In order for runtime optimization to happen, objects need to have predictable types and those types need to have a predictable structure. This isn't to say that types must be statically declared...they just need to look the same on repeat visits. If objects can change type (smalltalk's become, perl's and C's weak typing) you're forced to include more guards against those changes, or you're forced to invalidate more code whenever something changes (or in the case of C, you just completely shit the bed when things aren't as expected). If change is possible and exposed at a language level, there may be nothing you can do to cope with all those different type shapes, and optimization can only go so far.

This applies both to the shape of a type's method table (methods remaining consistent once encountered) and the shape of the type's instances (predictable object layout). Many dynamically-typed languages impose dynamic type shape and object shape on VMs that run them, preventing those VMs from making useful predictions about how to optimize code. Optimistic predictions (generating synthetic types for known type shapes or preemptively allocating objects based on previously-seen shapes) still have to include fallback logic to maintain the mutable behavior, should it ever be needed. Again, optimization potential is limited, because the shape of the world can change on a whim and the VM has to be vigilent

The alternative summation of #1 and #2 is that types don't have to be statically declared, but they need to be statically defined. Most popular dynamic languages do neither, but all they really need to do is the latter.

#3: You can't cheat the CPU

Regardless of how clever you'd like to be in your code or language or VM or JIT, the limiting factor is how modern CPUs actually run your code. There's a long list of expectations you must meet to squeeze every last drop of speed out of a system, and diverging from those guidelines will always impose a penalty. This is the end...the bottom turtle...the unifying theory. It is, at the end of the day, the CPU you must appease to get the best performance. All other considerations fall out of that, and anywhere performance does not live up to expectations you are guaranteed to discover that someone tried to cheat the CPU.

Traditionally, static typing was the best way to guarantee we produced good CPU instructions. It gave us a clear picture of the world we could ponder and meditate over, eventually boiling out the secrets of the universe and producing the fastest possible code. But that always assumed a narrow vision of a world with unlimited resources. It assumed we could make all the right decisions for a program ahead of time and that no limitations outside our target instruction set would ever affect us. In the real world, however, CPUs have limited cache sizes, multiple threads, bottlenecked memory pipelines, and basic physics to contend with (you can only push so many electrons through a given piece of matter without blowing it up). Language and VM authors ignore the expectations of their target systems only at great peril.

Let's look at a few languages and where they fit.

Language Scorecard

Java is statically typed and types are of a fixed shape. This is the ideal situation mostly because of the type structure being predictable. Once encountered, a rose is just a rose. Given appropriate dynamic optimizations, there's no reason Java code can't compete with or surpass statically-typed and statically-compiled C/++, and in theory there's nothing preventing Java code from becoming optimal CPU instructions.
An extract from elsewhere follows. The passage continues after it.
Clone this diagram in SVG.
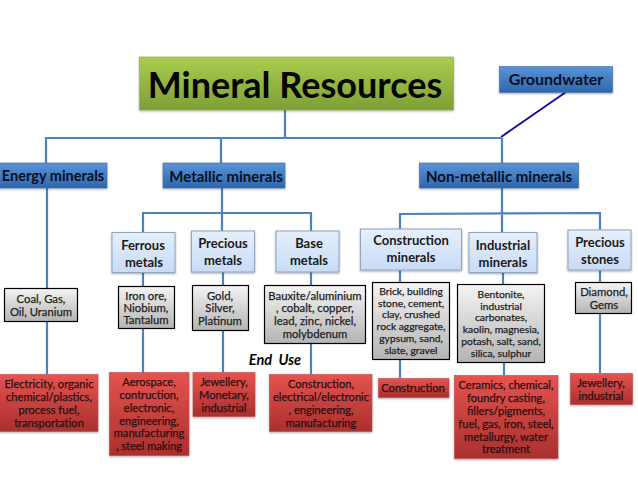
<svg xmlns="http://www.w3.org/2000/svg" width="638" height="479" viewBox="0 0 638 479">
<style>
text{font-family:Lato,"Liberation Sans",sans-serif;text-anchor:middle;fill:#111}
.blue{fill:url(#gb);stroke:#3f6da5;stroke-width:.6;filter:url(#sh)}
.lite{fill:url(#gl);stroke:#8ea4bf;stroke-width:1;filter:url(#sh)}
.grey{fill:url(#gg);stroke:#000;stroke-width:1.2}
.red{fill:url(#gr);stroke:#c04a48;stroke-width:.6;filter:url(#sh)}
.h{font-size:15px;font-weight:700;fill:#06101f}
.m{font-size:13px;font-weight:700;fill:#1a1a1a}
.g{font-size:11.300px;font-weight:400;fill:#222;stroke:#222;stroke-width:.25}
.s{font-size:10.300px;font-weight:400;fill:#222;stroke:#222;stroke-width:.25}
.r{font-size:11.100px;font-weight:400;fill:#2a1010;stroke:#2a1010;stroke-width:.25}
.c{fill:none;stroke:#4f81bd;stroke-width:2.2}
</style>
<defs>
<linearGradient id="gb" x1="0" y1="0" x2="0" y2="1"><stop offset="0" stop-color="#5b93d8"/><stop offset="1" stop-color="#2f66ab"/></linearGradient>
<linearGradient id="gl" x1="0" y1="0" x2="0" y2="1"><stop offset="0" stop-color="#e6effb"/><stop offset="1" stop-color="#c8dbf5"/></linearGradient>
<linearGradient id="gg" x1="0" y1="0" x2="0" y2="1"><stop offset="0" stop-color="#f4f4f4"/><stop offset="1" stop-color="#b4b4b4"/></linearGradient>
<linearGradient id="gr" x1="0" y1="0" x2="0" y2="1"><stop offset="0" stop-color="#e65350"/><stop offset="1" stop-color="#a92f2d"/></linearGradient>
<linearGradient id="gt" x1="0" y1="0" x2="0" y2="1"><stop offset="0" stop-color="#a9cd4e"/><stop offset="1" stop-color="#7f9f35"/></linearGradient>
<filter id="sh" x="-10%" y="-10%" width="120%" height="125%"><feDropShadow dx="0" dy="1" stdDeviation="1" flood-color="#000" flood-opacity=".35"/></filter>
</defs>
<rect width="638" height="479" fill="#fff"/>
<g id="connectors">
<path class="c" d="M285 108V138M46 163V138H501M221 138V163M502 138V163"/>
<path d="M566 92L501 137" fill="none" stroke="#10109a" stroke-width="2"/>
<path class="c" d="M222 188V232M143 232V213H311V232"/>
<path class="c" d="M502 188V232M400 229V214L600 213V230"/>
<path class="c" d="M47 188V288M47 322V374"/>
<path class="c" d="M143 272V286M143 329V373"/>
<path class="c" d="M223 272V285M223 330V372"/>
<path class="c" d="M311 272V285M311 343V374"/>
<path class="c" d="M400 270V282M400 359V378"/>
<path class="c" d="M503 272V284M504 362V375"/>
<path class="c" d="M600 270V282M600 314V373"/>
</g>
<g id="mineral-resources"><rect x="139.500" y="57" width="314" height="53" fill="url(#gt)" stroke="#8fae3e" stroke-width=".6" filter="url(#sh)"/><text x="295" y="98" style="font-size:36px;font-weight:700;fill:#050505">Mineral Resources</text></g>
<g id="groundwater"><rect class="blue" x="499.500" y="66.500" width="113" height="26"/><text class="h" x="556" y="85" style="font-size:16px">Groundwater</text></g>
<g id="energy-minerals"><rect class="blue" x="-3" y="163" width="110" height="25"/><text class="h" x="53" y="181" style="font-size:14.500px">Energy minerals</text></g>
<g id="metallic-minerals"><rect class="blue" x="163" y="163" width="122" height="25"/><text class="h" x="226" y="182">Metallic minerals</text></g>
<g id="non-metallic-minerals"><rect class="blue" x="419.500" y="163" width="159" height="25"/><text class="h" x="499" y="182">Non-metallic minerals</text></g>

<g id="ferrous-metals"><rect class="lite" x="112" y="232.500" width="63" height="40"/><text class="m" x="143" y="250">Ferrous</text><text class="m" x="144" y="267">metals</text></g>
<g id="precious-metals"><rect class="lite" x="191.500" y="231" width="63" height="41"/><text class="m" x="223" y="248">Precious</text><text class="m" x="223" y="265">metals</text></g>
<g id="base-metals"><rect class="lite" x="276" y="231" width="63" height="41"/><text class="m" x="309" y="248">Base</text><text class="m" x="309" y="265">metals</text></g>
<g id="construction-minerals"><rect class="lite" x="360.500" y="229" width="101" height="41"/><text class="m" x="411" y="245">Construction</text><text class="m" x="411" y="262">minerals</text></g>
<g id="industrial-minerals"><rect class="lite" x="469" y="232.500" width="68" height="40"/><text class="m" x="503" y="250">Industrial</text><text class="m" x="503" y="267">minerals</text></g>
<g id="precious-stones"><rect class="lite" x="568" y="230" width="63" height="40"/><text class="m" x="600" y="247">Precious</text><text class="m" x="600" y="264">stones</text></g>

<g id="energy-sources"><rect class="grey" x="4.500" y="288.500" width="73" height="33"/><text class="g" x="41" y="303">Coal, Gas,</text><text class="g" x="41" y="316">Oil, Uranium</text></g>
<g id="ferrous-sources"><rect class="grey" x="118.500" y="286.500" width="56" height="42"/><text class="g" x="146" y="300">Iron ore,</text><text class="g" x="146" y="312">Niobium,</text><text class="g" x="146" y="324">Tantalum</text></g>
<g id="precious-sources"><rect class="grey" x="192.500" y="285.500" width="56" height="45"/><text class="g" x="220" y="300">Gold,</text><text class="g" x="220" y="312">Silver,</text><text class="g" x="220" y="325">Platinum</text></g>
<g id="base-sources"><rect class="grey" x="264.500" y="285.500" width="101" height="58"/><text class="g" x="315" y="300">Bauxite/aluminium</text><text class="g" x="315" y="312">, cobalt, copper,</text><text class="g" x="315" y="325">lead, zinc, nickel,</text><text class="g" x="315" y="338">molybdenum</text></g>
<g id="construction-sources"><rect class="grey" x="372.500" y="282.500" width="77" height="77"/><text class="s" x="411" y="295">Brick, building</text><text class="s" x="411" y="307">stone, cement,</text><text class="s" x="411" y="318">clay, crushed</text><text class="s" x="411" y="330">rock aggregate,</text><text class="s" x="411" y="342">gypsum,  sand,</text><text class="s" x="411" y="354">slate, gravel</text></g>
<g id="industrial-sources"><rect class="grey" x="457.500" y="284.500" width="87" height="78"/><text class="s" x="501" y="298">Bentonite,</text><text class="s" x="501" y="310">industrial</text><text class="s" x="501" y="321">carbonates,</text><text class="s" x="501" y="333">kaolin, magnesia,</text><text class="s" x="501" y="345">potash, salt, sand,</text><text class="s" x="501" y="357">silica, sulphur</text></g>
<g id="stones-sources"><rect class="grey" x="575.500" y="282.500" width="56" height="31"/><text class="g" x="604" y="296">Diamond,</text><text class="g" x="604" y="309">Gems</text></g>

<g id="end-use-label"><text x="275" y="365" style="font-size:14.500px;font-weight:700;font-style:italic;fill:#050505" xml:space="preserve">End  Use</text></g>

<g id="energy-use"><rect class="red" x="-1" y="374.500" width="99" height="57"/><text class="r" x="49" y="388">Electricity, organic</text><text class="r" x="49" y="401">chemical/plastics,</text><text class="r" x="49" y="414">process fuel,</text><text class="r" x="49" y="427">transportation</text></g>
<g id="ferrous-use"><rect class="red" x="109.500" y="372.500" width="79.500" height="83"/><text class="r" x="149" y="386">Aerospace,</text><text class="r" x="149" y="399">contruction,</text><text class="r" x="149" y="412">electronic,</text><text class="r" x="149" y="425">engineering,</text><text class="r" x="149" y="437">manufacturing</text><text class="r" x="149" y="450">, steel making</text></g>
<g id="precious-use"><rect class="red" x="193" y="372.500" width="62" height="44"/><text class="r" x="224" y="386">Jewellery,</text><text class="r" x="224" y="399">Monetary,</text><text class="r" x="224" y="412">industrial</text></g>
<g id="base-use"><rect class="red" x="269.500" y="374.500" width="102.500" height="57"/><text class="r" x="321" y="388">Construction,</text><text class="r" x="321" y="401">electrical/electronic</text><text class="r" x="321" y="414">, engineering,</text><text class="r" x="321" y="427">manufacturing</text></g>
<g id="construction-use"><rect class="red" x="378.500" y="378.500" width="70.500" height="19"/><text class="r" x="413" y="392">Construction</text></g>
<g id="industrial-use"><rect class="red" x="454.500" y="375.500" width="103.500" height="83"/><text class="r" x="506" y="389">Ceramics, chemical,</text><text class="r" x="506" y="402">foundry casting,</text><text class="r" x="506" y="415">fillers/pigments,</text><text class="r" x="506" y="428">fuel, gas, iron, steel,</text><text class="r" x="506" y="441">metallurgy, water</text><text class="r" x="506" y="453">treatment</text></g>
<g id="stones-use"><rect class="red" x="570.500" y="373.500" width="62" height="31"/><text class="r" x="601" y="387">Jewellery,</text><text class="r" x="601" y="400">industrial</text></g>
</svg>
Dart is dynamically typed (or at least, types are optional and the VM doesn't care about them), but types are of a fixed shape. If programmers can tolerate fixed-shape types, Dart provides a very nice dynamic language that still can achieve the same optimizations as statically-typed Java or statically-compiled C/++.

Groovy is dynamically typed with some inference and optimization if you specify static types, but most (all?) types defined in Groovy are not guaranteed to be a fixed shape. As a result, even when specifying static types, guards must be inserted to check that those types' shapes have not changed. Groovy does, however, guarantee object shape is consistent over time, which avoids overhead from being able to reshape objects at runtime.

Ruby and JavaScript are dynamically typed and types and objects can change shape at runtime. This is a confluence of all the hardest-to-optimize language characteristics. In both cases, the best we can do is to attempt to predict common type and object shapes and insert guards for when we're wrong, but it's not possible to achieve the performance of a system with fully-predictable type and object shapes. Prove me wrong.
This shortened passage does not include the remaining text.